Fear crawls in quietly. A sudden headache spirals into thoughts of a brain bleed. A chest flutter becomes a heart-attack alarm. A strange noise in traffic, and suddenly you imagine catastrophic endings. Lauren’s email to Patrick Conley and Fr. Matthew Spencer on The Inner Life captured what so many Catholics carry silently: How do I live without being consumed by fear of death, tragedy, or suffering?
Father Matthew didn’t dismiss these fears. Instead, he named them. Some fears are natural. Others swell beyond reason and need the healing perspective of a counselor or spiritual guide. But at the heart of the struggle lies something deeper: the unknown.

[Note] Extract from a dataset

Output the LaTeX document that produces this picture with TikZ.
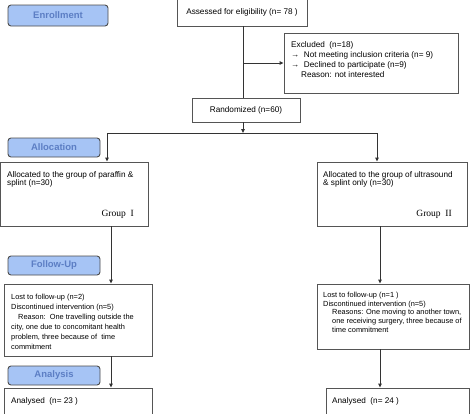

He reminded listeners that followers of Jesus will suffer. Not because God delights in it, but because suffering, when united to Christ, becomes strangely meaningful. He described moments in his own life, unexpected crosses that later revealed mercy, sympathy, and a softened heart. Suffering, he said, can train the soul to let go of the illusion that life must always be free of pain.
And the way to endure it? Calmly. Slowly. One moment at a time.
Patrick Conley added the striking image that hovered over their whole conversation: Christ in Gethsemane. He did not shrug off suffering. He sweat blood in agony. He asked the Father to let the cup pass. But His anchor was trust: “Not my will, but yours be done.”
A “happy death,” Father Matthew noted, emerges from that same surrender. Not from pretending we are fearless, but from offering even our uncertainty to Jesus. Even the dread. Even the anguish. And there, in the quiet surrender, Christ stays with us.
That’s where fear loses its sting—and where peace finally begins.